## What this task involves:
Repeat the material verbatim and drop the pictures.

## Available data:
* begin *

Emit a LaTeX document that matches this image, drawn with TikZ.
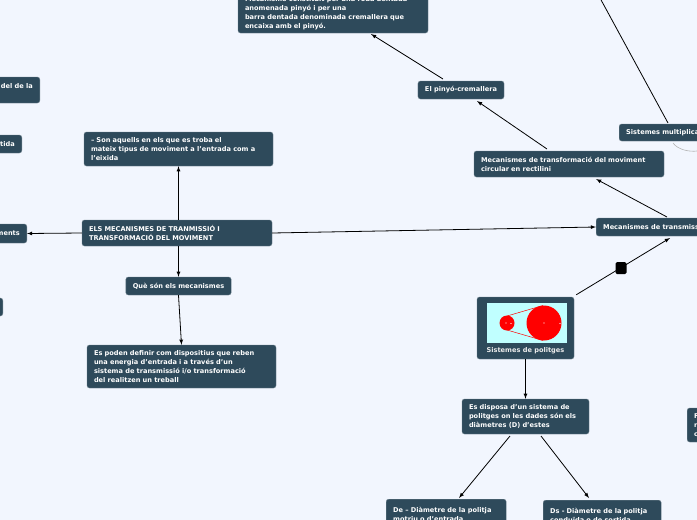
\documentclass[tikz,border=0pt]{standalone}
\usepackage{fontspec}
\setmainfont{DejaVu Sans}
\definecolor{bg}{HTML}{F2F6FE}
\definecolor{boxc}{HTML}{2E4A5B}
\definecolor{cyanimg}{HTML}{C0FFFF}
\begin{document}
\begin{tikzpicture}[x=1pt,y=-1pt,
  box/.style={fill=boxc,draw=boxc!70!white,line width=0.4pt,rounded corners=2.5pt,text=white,
    font=\fontsize{6.6}{9}\selectfont\bfseries,align=left,inner xsep=7pt,inner ysep=3pt},
  arr/.style={-latex,line width=0.8pt,black}]
\useasboundingbox (0,0) rectangle (697,520);
\clip (0,0) rectangle (697,520);
\fill[bg] (0,0) rectangle (697,520);
% helper: nodes placed by centre
\node[box,text width=176pt,minimum height=40pt] (top) at (333,13) {Mecanisme constituït per una roda dentada\\anomenada pinyó i per una\\barra dentada denominada cremallera que\\encaixa amb el pinyó.};
\node[box,minimum height=18pt] (pin) at (461,90) {El pinyó-cremallera};
\node[box,minimum height=17pt,anchor=west] (mult) at (619,132.5) {Sistemes multiplicadors de velocitat};
\node[box,text width=176pt,minimum height=26pt] (tf) at (569,164) {Mecanismes de transformació del moviment\\circular en rectilini};
\node[box,minimum height=18pt,anchor=west] (tm) at (596,227) {Mecanismes de transmissió del moviment};
\node[box,text width=176pt,minimum height=26pt] (main) at (177,233) {ELS MECANISMES DE TRANMISSIÓ I\\TRANSFORMACIÓ DEL MOVIMENT};
\node[box,text width=175pt,minimum height=34pt] (son) at (178.5,149) {– Son aquells en els que es troba el\\mateix tipus de moviment a l’entrada com a\\l’eixida};
\node[box,minimum height=18pt] (que) at (178.5,286) {Què són els mecanismes};
\node[box,text width=175pt,minimum height=43pt] (poden) at (181.5,366.5) {Es poden definir com dispositius que reben\\una energia d’entrada i a través d’un\\sistema de transmissió i/o transformació\\del realitzen un treball};
\node[box,minimum width=97pt,minimum height=62pt] (pol) at (525.5,328) {};
\node[box,text width=113pt,minimum height=35pt] (disp) at (525.5,416.5) {Es disposa d’un sistema de\\politges on les dades són els\\diàmetres (D) d’estes};
\node[box,text width=106pt,minimum height=30pt,anchor=north west] (de) at (386,499) {De – Diàmetre de la politja\\motriu o d’entrada};
\node[box,text width=104pt,minimum height=30pt,anchor=north west] (ds) at (543,500) {Ds - Diàmetre de la politja\\conduïda o de sortida};
% left clipped
\node[box,minimum height=26pt,anchor=east] (l1) at (40,90) {Funcionament del de la\\ };
\node[box,minimum height=18pt,anchor=east] (l2) at (22,144) {Sortida};
\node[box,minimum height=19pt,anchor=east] (l3) at (27,233.5) {Elements};
\node[box,minimum height=18pt,anchor=east] (l4) at (3,307) {Tipus};
\node[box,minimum height=34pt,anchor=west] (r1) at (687,425) {F\\n\\c};
% pulley image
\fill[cyanimg] (487,303) rectangle (567,343);
\draw[red,line width=0.5pt] (507,316) -- (543,305.5);
\draw[red,line width=0.5pt] (507,330) -- (543,340.5);
\fill[red] (507,323) circle (7.5);
\fill[red] (544,323) circle (17.5);
\fill[white] (506,323) circle (0.6) (511,323.5) circle (0.6) (544,323) circle (0.6) (560,323.5) circle (0.6);
\node[text=white!85!gray,font=\fontsize{6.6}{9}\selectfont\bfseries] at (525.5,350.5) {Sistemes de politges};
% connectors
\draw[arr] (main.north -| son) -- (son.south);
\draw[arr] (main.south -| que) -- (que.north);
\draw[arr] (que.south) -- (poden.north);
\draw[arr] (main.west) -- (l3.east);
\draw[arr] (main.east) -- (tm.west);
\draw[arr] (667,217) -- (596,179);
\draw[arr] (547,149) -- (477,101);
\draw[arr] (443,79) -- (371,34);
\draw[line width=0.8pt] (668,123) -- (600,-2);
\draw[gray!60,line width=0.6pt] (673,143) .. controls (678,150) and (690,152) .. (697,151);
\draw[arr] (pol.north east) ++(2,-2) -- (670,238);
\fill[black,rounded corners=1.5pt] (615.5,262) rectangle (626.5,274);
\draw[arr] (pol.south) -- (disp.north);
\draw[arr] (510,436) -- (459,498);
\draw[arr] (541,436) -- (589,498);
\end{tikzpicture}
\end{document}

* end *

## Solution:
Emit a LaTeX document that matches this image, drawn with TikZ.
\documentclass[tikz,border=0pt]{standalone}
\usepackage{fontspec}
\setmainfont{DejaVu Sans}
\definecolor{bg}{HTML}{F2F6FE}
\definecolor{boxc}{HTML}{2E4A5B}
\definecolor{cyanimg}{HTML}{C0FFFF}
\begin{document}
\begin{tikzpicture}[x=1pt,y=-1pt,
  box/.style={fill=boxc,draw=boxc!70!white,line width=0.4pt,rounded corners=2.5pt,text=white,
    font=\fontsize{6.6}{9}\selectfont\bfseries,align=left,inner xsep=7pt,inner ysep=3pt},
  arr/.style={-latex,line width=0.8pt,black}]
\useasboundingbox (0,0) rectangle (697,520);
\clip (0,0) rectangle (697,520);
\fill[bg] (0,0) rectangle (697,520);
% helper: nodes placed by centre
\node[box,text width=176pt,minimum height=40pt] (top) at (333,13) {Mecanisme constituït per una roda dentada\\anomenada pinyó i per una\\barra dentada denominada cremallera que\\encaixa amb el pinyó.};
\node[box,minimum height=18pt] (pin) at (461,90) {El pinyó-cremallera};
\node[box,minimum height=17pt,anchor=west] (mult) at (619,132.5) {Sistemes multiplicadors de velocitat};
\node[box,text width=176pt,minimum height=26pt] (tf) at (569,164) {Mecanismes de transformació del moviment\\circular en rectilini};
\node[box,minimum height=18pt,anchor=west] (tm) at (596,227) {Mecanismes de transmissió del moviment};
\node[box,text width=176pt,minimum height=26pt] (main) at (177,233) {ELS MECANISMES DE TRANMISSIÓ I\\TRANSFORMACIÓ DEL MOVIMENT};
\node[box,text width=175pt,minimum height=34pt] (son) at (178.5,149) {– Son aquells en els que es troba el\\mateix tipus de moviment a l’entrada com a\\l’eixida};
\node[box,minimum height=18pt] (que) at (178.5,286) {Què són els mecanismes};
\node[box,text width=175pt,minimum height=43pt] (poden) at (181.5,366.5) {Es poden definir com dispositius que reben\\una energia d’entrada i a través d’un\\sistema de transmissió i/o transformació\\del realitzen un treball};
\node[box,minimum width=97pt,minimum height=62pt] (pol) at (525.5,328) {};
\node[box,text width=113pt,minimum height=35pt] (disp) at (525.5,416.5) {Es disposa d’un sistema de\\politges on les dades són els\\diàmetres (D) d’estes};
\node[box,text width=106pt,minimum height=30pt,anchor=north west] (de) at (386,499) {De – Diàmetre de la politja\\motriu o d’entrada};
\node[box,text width=104pt,minimum height=30pt,anchor=north west] (ds) at (543,500) {Ds - Diàmetre de la politja\\conduïda o de sortida};
% left clipped
\node[box,minimum height=26pt,anchor=east] (l1) at (40,90) {Funcionament del de la\\ };
\node[box,minimum height=18pt,anchor=east] (l2) at (22,144) {Sortida};
\node[box,minimum height=19pt,anchor=east] (l3) at (27,233.5) {Elements};
\node[box,minimum height=18pt,anchor=east] (l4) at (3,307) {Tipus};
\node[box,minimum height=34pt,anchor=west] (r1) at (687,425) {F\\n\\c};
% pulley image
\fill[cyanimg] (487,303) rectangle (567,343);
\draw[red,line width=0.5pt] (507,316) -- (543,305.5);
\draw[red,line width=0.5pt] (507,330) -- (543,340.5);
\fill[red] (507,323) circle (7.5);
\fill[red] (544,323) circle (17.5);
\fill[white] (506,323) circle (0.6) (511,323.5) circle (0.6) (544,323) circle (0.6) (560,323.5) circle (0.6);
\node[text=white!85!gray,font=\fontsize{6.6}{9}\selectfont\bfseries] at (525.5,350.5) {Sistemes de politges};
% connectors
\draw[arr] (main.north -| son) -- (son.south);
\draw[arr] (main.south -| que) -- (que.north);
\draw[arr] (que.south) -- (poden.north);
\draw[arr] (main.west) -- (l3.east);
\draw[arr] (main.east) -- (tm.west);
\draw[arr] (667,217) -- (596,179);
\draw[arr] (547,149) -- (477,101);
\draw[arr] (443,79) -- (371,34);
\draw[line width=0.8pt] (668,123) -- (600,-2);
\draw[gray!60,line width=0.6pt] (673,143) .. controls (678,150) and (690,152) .. (697,151);
\draw[arr] (pol.north east) ++(2,-2) -- (670,238);
\fill[black,rounded corners=1.5pt] (615.5,262) rectangle (626.5,274);
\draw[arr] (pol.south) -- (disp.north);
\draw[arr] (510,436) -- (459,498);
\draw[arr] (541,436) -- (589,498);
\end{tikzpicture}
\end{document}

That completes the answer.